(EXERCISE GOAL) Filter the entries that follow, copying every line in which the word "this" appears.
— begin INFORMATION GIVEN —
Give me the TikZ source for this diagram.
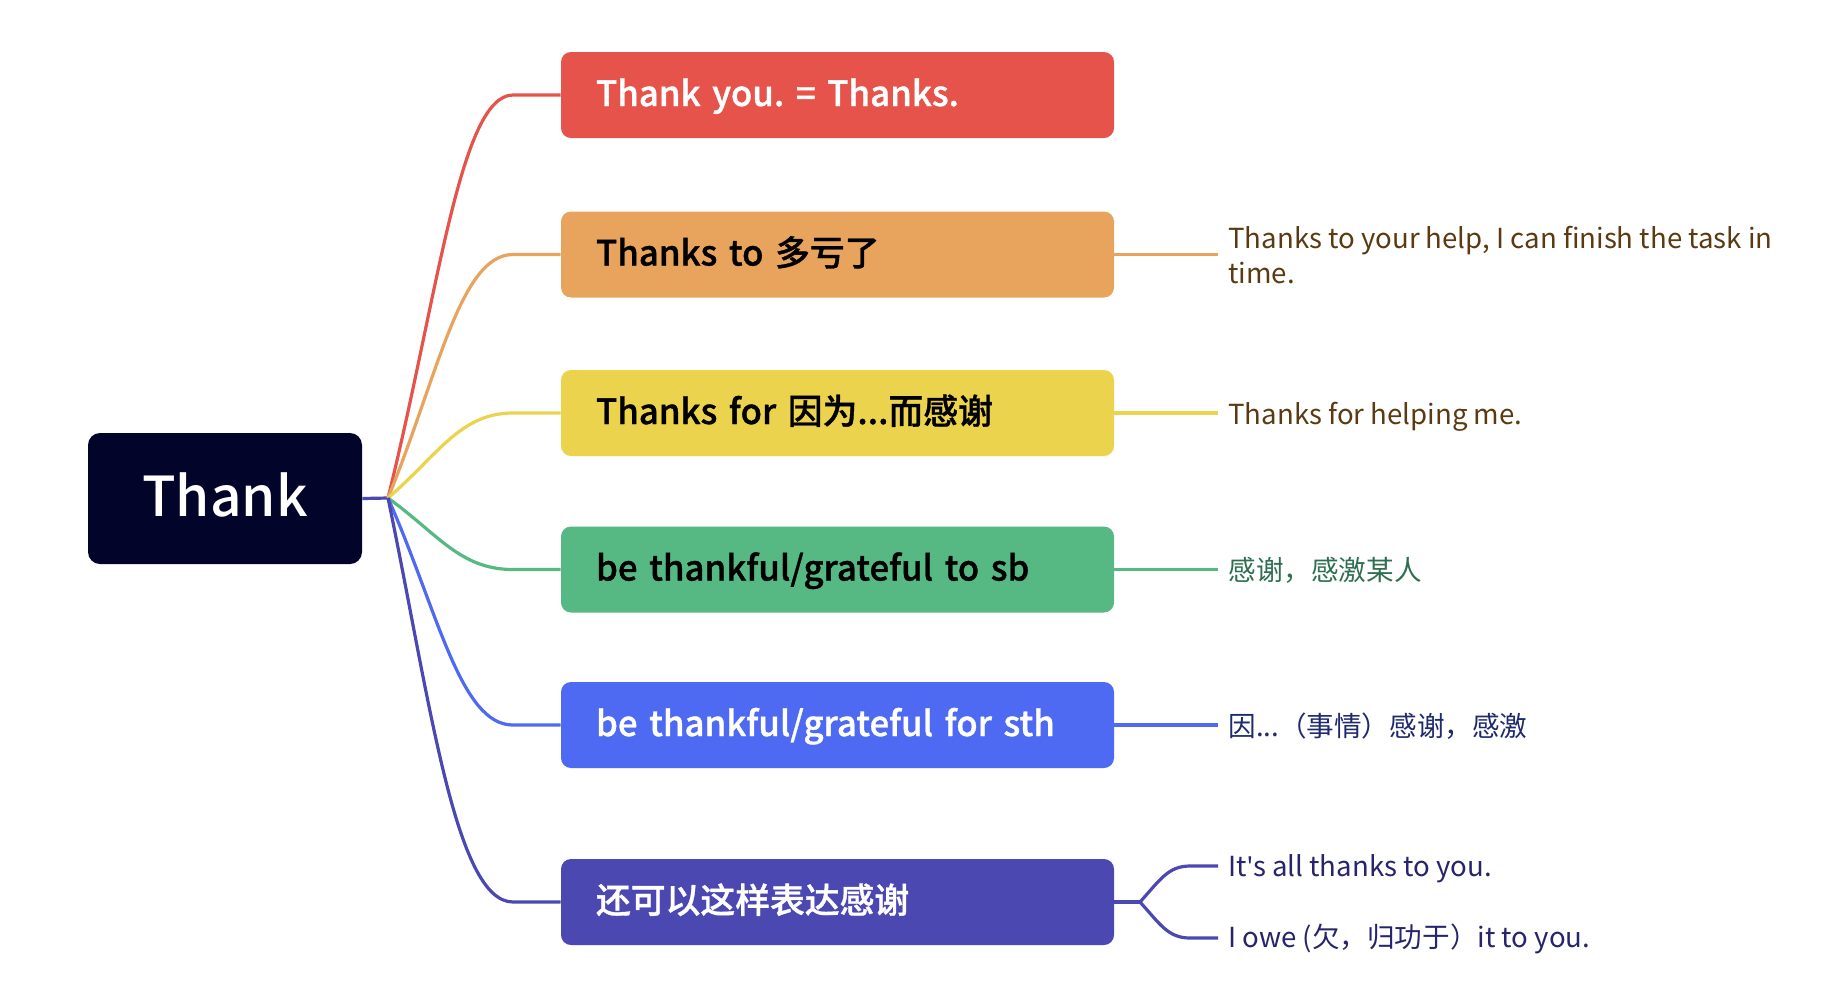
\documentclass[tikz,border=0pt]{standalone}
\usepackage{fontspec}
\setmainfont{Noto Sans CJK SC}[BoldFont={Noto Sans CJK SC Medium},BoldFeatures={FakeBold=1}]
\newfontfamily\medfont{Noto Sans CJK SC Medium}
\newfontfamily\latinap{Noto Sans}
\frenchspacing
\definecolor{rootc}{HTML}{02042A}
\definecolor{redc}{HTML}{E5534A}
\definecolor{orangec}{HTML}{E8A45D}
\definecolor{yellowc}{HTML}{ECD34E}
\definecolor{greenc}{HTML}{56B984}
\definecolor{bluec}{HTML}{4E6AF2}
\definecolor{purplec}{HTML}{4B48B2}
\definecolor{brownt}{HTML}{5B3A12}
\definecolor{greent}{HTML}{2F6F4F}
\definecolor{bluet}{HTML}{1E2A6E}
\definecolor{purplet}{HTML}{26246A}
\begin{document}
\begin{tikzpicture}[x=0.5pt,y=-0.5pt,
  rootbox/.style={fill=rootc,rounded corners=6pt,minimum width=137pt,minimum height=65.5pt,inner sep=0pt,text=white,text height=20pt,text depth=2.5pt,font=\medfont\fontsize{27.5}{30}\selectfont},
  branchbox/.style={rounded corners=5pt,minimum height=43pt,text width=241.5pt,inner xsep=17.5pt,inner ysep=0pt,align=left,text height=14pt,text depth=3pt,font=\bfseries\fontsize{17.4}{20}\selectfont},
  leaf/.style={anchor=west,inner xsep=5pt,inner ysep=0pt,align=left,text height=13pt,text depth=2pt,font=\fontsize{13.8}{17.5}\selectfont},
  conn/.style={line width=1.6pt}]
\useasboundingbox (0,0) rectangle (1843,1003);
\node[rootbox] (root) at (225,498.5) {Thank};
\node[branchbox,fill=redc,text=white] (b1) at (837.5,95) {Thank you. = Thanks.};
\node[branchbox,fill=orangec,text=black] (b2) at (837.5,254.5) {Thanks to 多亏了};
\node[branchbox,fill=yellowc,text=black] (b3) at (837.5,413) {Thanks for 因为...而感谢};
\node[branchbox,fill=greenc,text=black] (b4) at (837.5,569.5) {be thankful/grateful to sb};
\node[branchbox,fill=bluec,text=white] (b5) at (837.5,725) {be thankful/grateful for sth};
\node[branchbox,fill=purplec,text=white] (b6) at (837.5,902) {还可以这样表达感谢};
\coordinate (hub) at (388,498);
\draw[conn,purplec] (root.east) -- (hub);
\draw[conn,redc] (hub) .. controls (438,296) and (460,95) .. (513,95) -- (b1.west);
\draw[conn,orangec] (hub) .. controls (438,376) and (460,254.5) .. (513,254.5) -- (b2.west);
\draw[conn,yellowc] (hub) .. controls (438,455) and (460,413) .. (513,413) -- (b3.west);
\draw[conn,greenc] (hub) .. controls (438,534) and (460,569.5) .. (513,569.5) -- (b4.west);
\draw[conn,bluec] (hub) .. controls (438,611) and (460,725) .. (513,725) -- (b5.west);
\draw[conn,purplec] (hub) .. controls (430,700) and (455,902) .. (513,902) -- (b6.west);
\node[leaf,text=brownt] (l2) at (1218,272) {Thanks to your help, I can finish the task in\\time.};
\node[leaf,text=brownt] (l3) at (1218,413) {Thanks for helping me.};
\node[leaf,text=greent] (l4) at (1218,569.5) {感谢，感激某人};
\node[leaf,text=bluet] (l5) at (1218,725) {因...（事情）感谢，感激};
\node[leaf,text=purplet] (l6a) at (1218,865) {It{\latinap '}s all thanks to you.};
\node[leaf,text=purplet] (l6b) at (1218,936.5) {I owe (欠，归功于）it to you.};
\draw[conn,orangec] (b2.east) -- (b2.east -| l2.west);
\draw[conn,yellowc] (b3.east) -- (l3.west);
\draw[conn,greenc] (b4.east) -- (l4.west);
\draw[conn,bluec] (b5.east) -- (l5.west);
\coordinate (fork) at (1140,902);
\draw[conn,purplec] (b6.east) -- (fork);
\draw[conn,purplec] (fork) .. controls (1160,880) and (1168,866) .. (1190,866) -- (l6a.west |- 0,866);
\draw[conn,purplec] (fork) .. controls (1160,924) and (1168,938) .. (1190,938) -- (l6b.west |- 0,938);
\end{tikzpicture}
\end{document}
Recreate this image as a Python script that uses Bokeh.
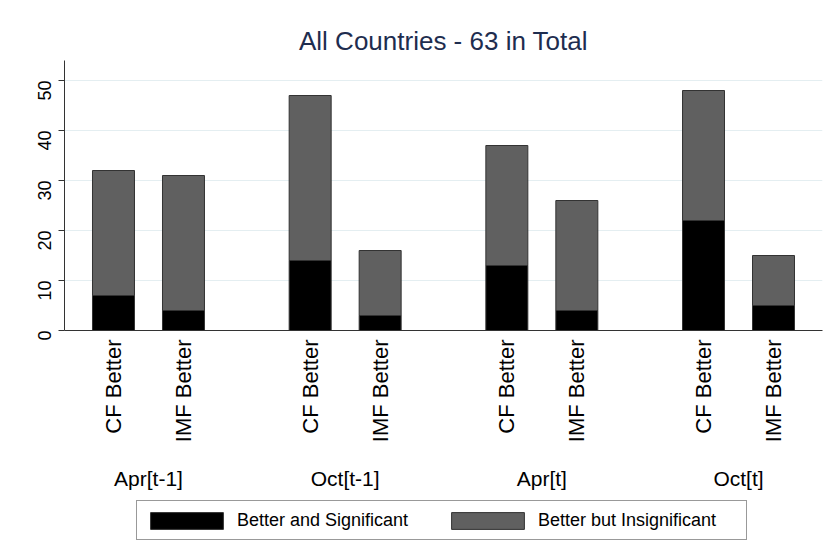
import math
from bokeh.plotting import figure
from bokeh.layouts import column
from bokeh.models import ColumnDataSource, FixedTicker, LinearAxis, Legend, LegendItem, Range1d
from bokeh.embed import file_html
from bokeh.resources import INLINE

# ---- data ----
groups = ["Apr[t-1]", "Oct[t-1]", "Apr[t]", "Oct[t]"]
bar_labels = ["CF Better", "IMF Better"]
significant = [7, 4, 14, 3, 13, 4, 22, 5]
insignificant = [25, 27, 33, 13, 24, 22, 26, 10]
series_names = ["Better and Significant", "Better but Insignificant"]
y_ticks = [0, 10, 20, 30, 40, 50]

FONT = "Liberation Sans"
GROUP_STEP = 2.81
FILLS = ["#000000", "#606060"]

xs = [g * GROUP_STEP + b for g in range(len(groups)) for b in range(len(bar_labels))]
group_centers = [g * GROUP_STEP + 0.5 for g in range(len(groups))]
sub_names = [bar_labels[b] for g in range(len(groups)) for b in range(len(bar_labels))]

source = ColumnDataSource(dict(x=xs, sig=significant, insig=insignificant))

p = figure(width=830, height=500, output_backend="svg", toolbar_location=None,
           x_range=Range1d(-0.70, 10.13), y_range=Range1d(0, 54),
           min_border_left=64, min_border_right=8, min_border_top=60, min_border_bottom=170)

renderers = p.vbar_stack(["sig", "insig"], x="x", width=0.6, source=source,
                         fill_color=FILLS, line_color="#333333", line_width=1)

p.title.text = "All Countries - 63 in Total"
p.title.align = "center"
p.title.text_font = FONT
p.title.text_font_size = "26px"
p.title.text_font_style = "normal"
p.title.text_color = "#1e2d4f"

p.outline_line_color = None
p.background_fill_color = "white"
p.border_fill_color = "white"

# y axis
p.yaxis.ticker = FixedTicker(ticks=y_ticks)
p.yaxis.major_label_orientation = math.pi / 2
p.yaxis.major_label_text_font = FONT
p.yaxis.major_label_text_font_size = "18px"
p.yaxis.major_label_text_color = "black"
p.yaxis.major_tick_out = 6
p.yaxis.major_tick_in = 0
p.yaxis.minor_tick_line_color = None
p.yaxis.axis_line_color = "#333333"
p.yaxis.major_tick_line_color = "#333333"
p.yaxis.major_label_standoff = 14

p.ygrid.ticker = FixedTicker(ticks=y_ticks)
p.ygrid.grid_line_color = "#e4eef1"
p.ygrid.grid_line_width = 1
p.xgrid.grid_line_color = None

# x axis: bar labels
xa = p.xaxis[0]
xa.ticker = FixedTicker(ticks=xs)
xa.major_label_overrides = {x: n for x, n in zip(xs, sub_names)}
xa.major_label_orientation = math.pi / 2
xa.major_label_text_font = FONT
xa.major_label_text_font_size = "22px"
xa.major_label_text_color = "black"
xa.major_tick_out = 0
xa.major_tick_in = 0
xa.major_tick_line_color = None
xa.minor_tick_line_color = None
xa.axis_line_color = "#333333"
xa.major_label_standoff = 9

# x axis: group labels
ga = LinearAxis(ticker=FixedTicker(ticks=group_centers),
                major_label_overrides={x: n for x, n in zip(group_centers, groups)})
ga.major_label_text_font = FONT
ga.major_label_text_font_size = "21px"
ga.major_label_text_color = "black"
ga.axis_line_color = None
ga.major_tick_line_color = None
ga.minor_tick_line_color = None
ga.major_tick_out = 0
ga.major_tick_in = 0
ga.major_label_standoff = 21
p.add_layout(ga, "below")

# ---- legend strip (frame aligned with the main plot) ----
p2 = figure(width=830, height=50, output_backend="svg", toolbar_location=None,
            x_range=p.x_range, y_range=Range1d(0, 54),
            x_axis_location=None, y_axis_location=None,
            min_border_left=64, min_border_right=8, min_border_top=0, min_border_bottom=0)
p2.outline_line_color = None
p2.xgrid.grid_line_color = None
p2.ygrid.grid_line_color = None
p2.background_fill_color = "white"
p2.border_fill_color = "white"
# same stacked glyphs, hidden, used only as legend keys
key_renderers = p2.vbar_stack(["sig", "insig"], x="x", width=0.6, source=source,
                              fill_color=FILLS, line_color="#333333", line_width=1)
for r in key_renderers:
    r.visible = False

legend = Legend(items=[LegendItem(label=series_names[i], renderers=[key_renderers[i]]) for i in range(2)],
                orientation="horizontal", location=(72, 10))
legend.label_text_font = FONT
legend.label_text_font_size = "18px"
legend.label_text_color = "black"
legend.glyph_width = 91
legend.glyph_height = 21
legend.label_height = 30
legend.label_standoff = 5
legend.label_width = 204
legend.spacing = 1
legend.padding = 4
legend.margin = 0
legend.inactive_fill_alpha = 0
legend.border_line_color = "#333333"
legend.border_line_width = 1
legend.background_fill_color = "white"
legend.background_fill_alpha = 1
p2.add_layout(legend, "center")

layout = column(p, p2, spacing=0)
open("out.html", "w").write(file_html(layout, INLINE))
— end INFORMATION GIVEN —
(REPLY)
Give me the TikZ source for this diagram.
Recreate this image as a Python script that uses Bokeh.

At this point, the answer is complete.